Catfish, Cormorants, canoes and so much more!


Merbein Common, which is the Traditional Country of the First Peoples
of the Millewa-Mallee Aboriginal


  • 4 engagement events
  • 1 plan
  • 1 publication
  • 2 waterway structures


$2 million Building Works capital stimulus package 2020 – Waterway Environmental Works component September 2020 – December 2023


First People of the Millewa-Mallee Aboriginal Corporation, Parks Victoria, Department of Environment, Energy and Climate Action (DEECA)

Regional strategies

Mallee Regional Catchment Strategy
2022–28, Mallee Waterway Management
Strategy (MWMS)

From more catfish to better canoeing, there’s a whole lot of benefits set to roll when natural wetting and drying cycles return to Catfish Billabong in Victoria’s far north-west.

Along the Murray River, there’s countless wetlands and billabongs that no longer have healthy wetting and drying phases due to the impacts of river regulation. Catfish Billabong is just one of these, but thanks to the installation of an environmental regulator, the surrounding River Red Gums, 29 fauna and 12 flora species that depend on this wetland will soon see wetting and drying cycles reinstated.

Catfish Billabong is a 65-hectare wetland situated within the Merbein Common Flagship Waterway Site, just 15 kilometres west of Mildura on the banks of the majestic Murray River. Not only is it a haven for native fish and birds, it’s also steeped in cultural values and a much-loved destination for local community members.

An existing inlet channel had intermittently connected the billabong to the Murray River, but river regulation and weir pool levels led to saplings growing in the channel and raising its height, meaning it naturally connected less and less often to the river.
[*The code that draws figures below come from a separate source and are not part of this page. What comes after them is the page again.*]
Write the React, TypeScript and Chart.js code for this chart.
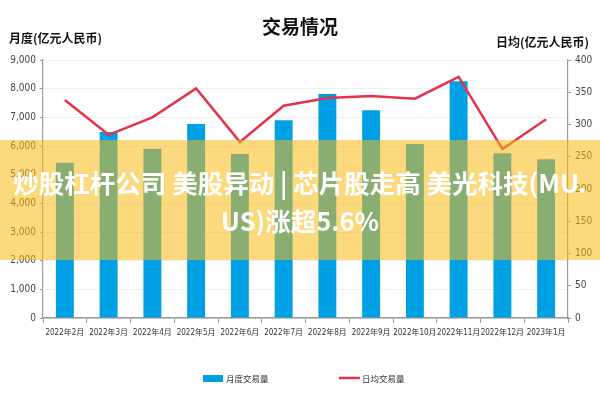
import React, { useEffect, useRef } from "react";
import { Chart, registerables } from "chart.js";

Chart.register(...registerables);

const categories = [
  "2022年2月", "2022年3月", "2022年4月", "2022年5月", "2022年6月", "2022年7月",
  "2022年8月", "2022年9月", "2022年10月", "2022年11月", "2022年12月", "2023年1月",
];
const monthlyVolume = [5420, 6490, 5900, 6770, 5720, 6900, 7810, 7250, 6070, 8260, 5745, 5540];
const dailyAverage = [338, 284, 311, 356, 273, 329, 341, 344, 340, 374, 262, 308];
const seriesNames = ["月度交易量", "日均交易量"];
const chartTitle = "交易情况";
const leftAxisTitle = "月度(亿元人民币)";
const rightAxisTitle = "日均(亿元人民币)";
const overlayLine1 = "炒股杠杆公司 美股异动 | 芯片股走高 美光科技(MU.";
const overlayLine2 = "US)涨超5.6%";

const BLUE = "#00A0E4";
const RED = "#E5334B";
const CJK = "'Noto Sans CJK SC', 'Noto Sans', sans-serif";
const NARROW = "'DejaVu Sans Condensed', 'Liberation Sans Narrow', 'Noto Sans CJK SC', sans-serif";

const decorPlugin = {
  id: "decor",
  afterDraw(chart: any) {
    const ctx = chart.ctx;
    ctx.save();
    ctx.fillStyle = "#111";
    ctx.textBaseline = "middle";
    ctx.font = `bold 19px ${CJK}`;
    ctx.textAlign = "center";
    ctx.fillText(chartTitle, 300, 27);
    ctx.font = `bold 12px ${CJK}`;
    ctx.textAlign = "left";
    ctx.fillText(leftAxisTitle, 9, 38);
    ctx.textAlign = "right";
    ctx.fillText(rightAxisTitle, 589, 42);

    // legend
    const ds = chart.data.datasets;
    const bar = ds.find((d: any) => d.type === "bar");
    const line = ds.find((d: any) => d.type === "line");
    ctx.font = `8.5px ${CJK}`;
    ctx.textAlign = "left";
    ctx.fillStyle = bar.backgroundColor;
    ctx.fillRect(203, 375, 20, 7);
    ctx.fillStyle = "#333";
    ctx.fillText(bar.label, 226, 379);
    ctx.strokeStyle = line.borderColor;
    ctx.lineWidth = 2.5;
    ctx.beginPath();
    ctx.moveTo(339, 378);
    ctx.lineTo(360, 378);
    ctx.stroke();
    ctx.fillStyle = "#333";
    ctx.fillText(line.label, 362, 379);
    ctx.restore();
  },
};

export default function App() {
  const ref = useRef<HTMLCanvasElement | null>(null);

  useEffect(() => {
    if (!ref.current) return;
    const chart = new Chart(ref.current, {
      data: {
        labels: categories,
        datasets: [
          {
            type: "line",
            label: seriesNames[1],
            data: dailyAverage,
            yAxisID: "y1",
            borderColor: RED,
            backgroundColor: RED,
            borderWidth: 2.5,
            pointRadius: 0,
            tension: 0,
            order: 0,
          },
          {
            type: "bar",
            label: seriesNames[0],
            data: monthlyVolume,
            yAxisID: "y",
            backgroundColor: BLUE,
            barPercentage: 0.82,
            categoryPercentage: 0.5,
            order: 1,
          },
        ],
      } as any,
      options: {
        animation: false,
        responsive: false,
        maintainAspectRatio: false,
        layout: { padding: { top: 60, bottom: 0, left: 0, right: 0 } },
        plugins: {
          legend: { display: false },
          title: { display: false },
          tooltip: { enabled: false },
        },
        scales: {
          x: {
            offset: true,
            grid: {
              offset: true,
              drawOnChartArea: false,
              drawTicks: true,
              tickLength: 5,
              color: "#999",
            },
            border: { color: "#999", width: 1.5 },
            ticks: {
              autoSkip: false,
              maxRotation: 0,
              minRotation: 0,
              color: "#333",
              font: { family: NARROW, size: 8 },
              padding: 5,
            },
            afterFit(scale: any) {
              scale.height = 82;
            },
          },
          y: {
            position: "left",
            min: 0,
            max: 9000,
            ticks: {
              stepSize: 1000,
              color: "#444",
              font: { family: NARROW, size: 10 },
              padding: 4,
            },
            grid: { color: "#f0f0f0", tickLength: 3, tickColor: "#999" },
            border: { color: "#999", width: 1.2 },
            afterFit(scale: any) {
              scale.width = 43;
            },
          },
          y1: {
            position: "right",
            min: 0,
            max: 400,
            ticks: {
              stepSize: 50,
              color: "#444",
              font: { family: NARROW, size: 10 },
              padding: 4,
            },
            grid: { drawOnChartArea: false, tickLength: 3, color: "#999" },
            border: { color: "#999", width: 1.2 },
            afterFit(scale: any) {
              scale.width = 32;
            },
          },
        },
      } as any,
      plugins: [decorPlugin],
    });
    return () => chart.destroy();
  }, []);

  return (
    <div style={{ position: "fixed", left: 0, top: 0, width: 600, height: 400, background: "#fff" }}>
      <canvas ref={ref} width={600} height={400} style={{ width: 600, height: 400, display: "block" }} />
      <div
        style={{
          position: "absolute",
          left: 0,
          top: 140,
          width: 600,
          height: 120,
          background: "rgba(251, 185, 20, 0.55)",
          color: "#fff",
          fontFamily: CJK,
          fontWeight: 700,
          fontSize: 25.5,
          lineHeight: "38px",
          textAlign: "center",
          whiteSpace: "nowrap",
          boxSizing: "border-box",
          padding: "23px 0 0 0",
        }}
      >
        <div>{overlayLine1}</div>
        <div>{overlayLine2}</div>
      </div>
    </div>
  );
}
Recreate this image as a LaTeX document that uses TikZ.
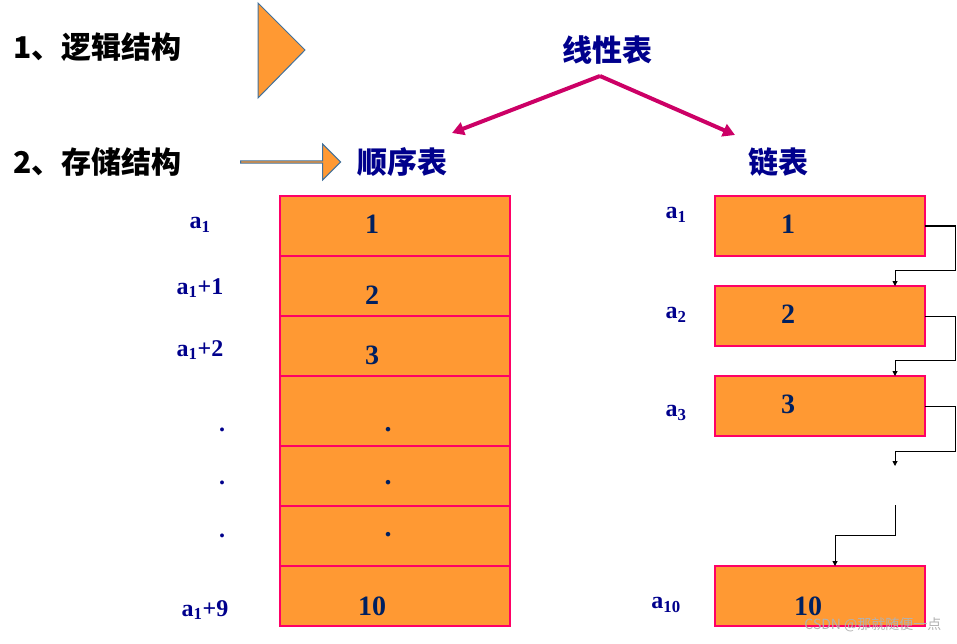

Through the installation of an environmental regulator, the flow through the inlet channel will be managed and native species will be able to thrive. The billabong will cycle between phases of inundation and drying to provide the best possible outcomes for the environment. Additional benefits will include the ability for Traditional Owners to inform ecological watering cycles to support cultural knowledge and values for the site; and everyone will be able to enjoy a healthy wetland offering great fishing, canoeing, camping, bird watching and hiking.

Additional works will also be completed at the site to complement the project, such as track improvement works, carpark areas, visitor signage and seating.